The Sword in the Stone or Anvil or Lake

The images of a sword in a stone, or in an anvil, or in a lake, and the stories behind those images, are important because they help give direction and meaning when it seems that there is simply nothing we can do to change the world for the better.


The image at the right is a reminder of the Disney film, “The Sword in the Stone,” and you will notice right away that this sword is actually in an anvil, not a stone. This symbolic sword also often appears in images and legends as being in a lake. 


There is a vast literature and scholarship around this sword but I have yet to see even an attempt to understand the obvious connection between the stone and the anvil, or the lake. But the connection becomes immediately understandable if you take the approach that these images, like all the images of myths and legends, are exactly the same reality as dream images.

What happens in the story is that a stone or an anvil appears in unexplained manner and has a sword lodged inside it. People become aware of it and of the idea that whoever is able to extract the sword will be the king. Many try to extract it but can not, but then a simple person comes along and just does it. People don't believe their eyes at first but it becomes evident over time that this simple person is indeed the future king. The version where the sword is in the lake has it that there is lady living in the lake who gives it to him.


The stone can readily be seen as a symbol of solidity, individuation, integrity, as in the imagery of the Philosopher's Stone. It is that rock within us, our quintessential being, or true self. When the stone has a red tincture it indicates its living nature. An anvil also connotes unshakable solidity but brings out the aspect of taking severe blows and enabling the forging of metals. The water of the lake is like the subconscious and the Lady of the Lake is the agency hidden in it that helps us.

The overall idea, then, of the sword in the stone/anvil/lake stories and imagery is that we can derive effective power “simply” by being what we were originally intended to be, integrated and without pretension.

That is an important point, in my opinion, because I have been so often disappointed and even appalled at the results of so many conscious, deliberate attempts to help other people.
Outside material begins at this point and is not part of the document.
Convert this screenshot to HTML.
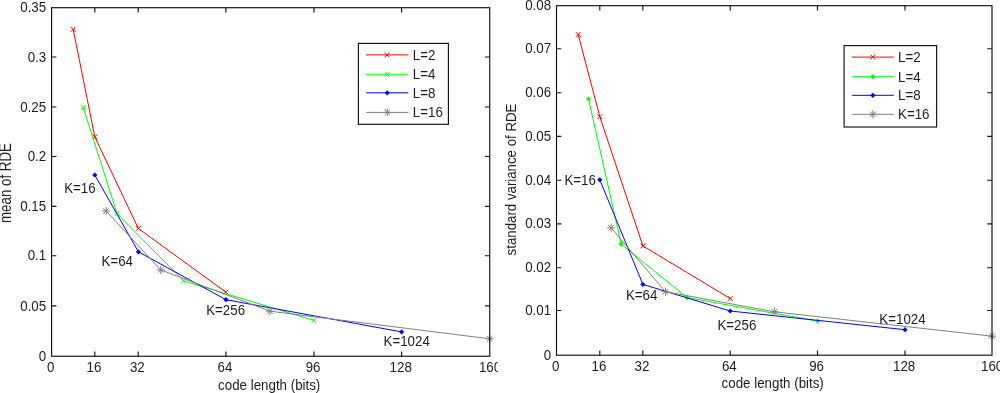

I think often of Mark Twain's comment that when someone came at him to do him good, he would run the other way as fast as possible, and of Thoreau's comment that he had lived some thirty-odd years on this planet and had yet to hear the first word of valuable or even earnest advice from his seniors. “Doing good to others” can and often does actually do harm to others if it is done without solidity and integrity. This is an area in which politicians and public statesmen can easily fail, because they try to be effective without first having achieved the “stones.”
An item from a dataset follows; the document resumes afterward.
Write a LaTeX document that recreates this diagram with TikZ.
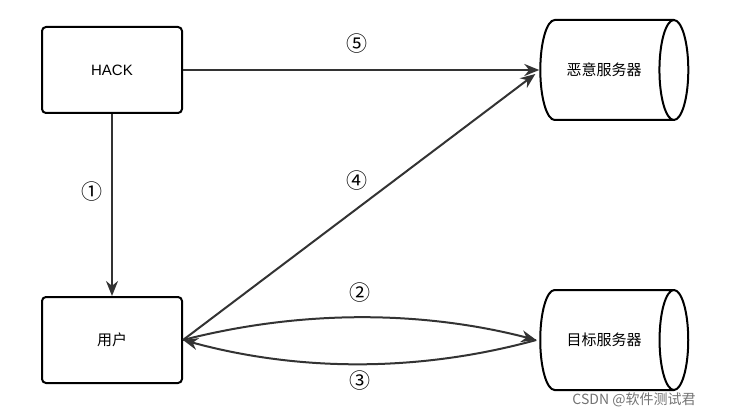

The situation is so complex and full of paradoxes that it seems that all you can really do that improves the world is to become simply true. That does not entail passivity in the face of social wrongs such as unjust wars – I found myself saying when my own society asked me to participate in the Viet-Nam killing: “No, do what you will to me, and even if no other person in the world refuses to do it, and even if my refusal fails to stop or hinder the killing in any degree, I am not going to do it." It seems to me that what the sword in the stone/anvil/lake vision is telling us is that such solidity is ultimately effective, and that it is readily available to the “simple.” I hate to use the word “simple” because it is actually a great accomplishment in the circumstances, but that's the way the fairy tales often say it.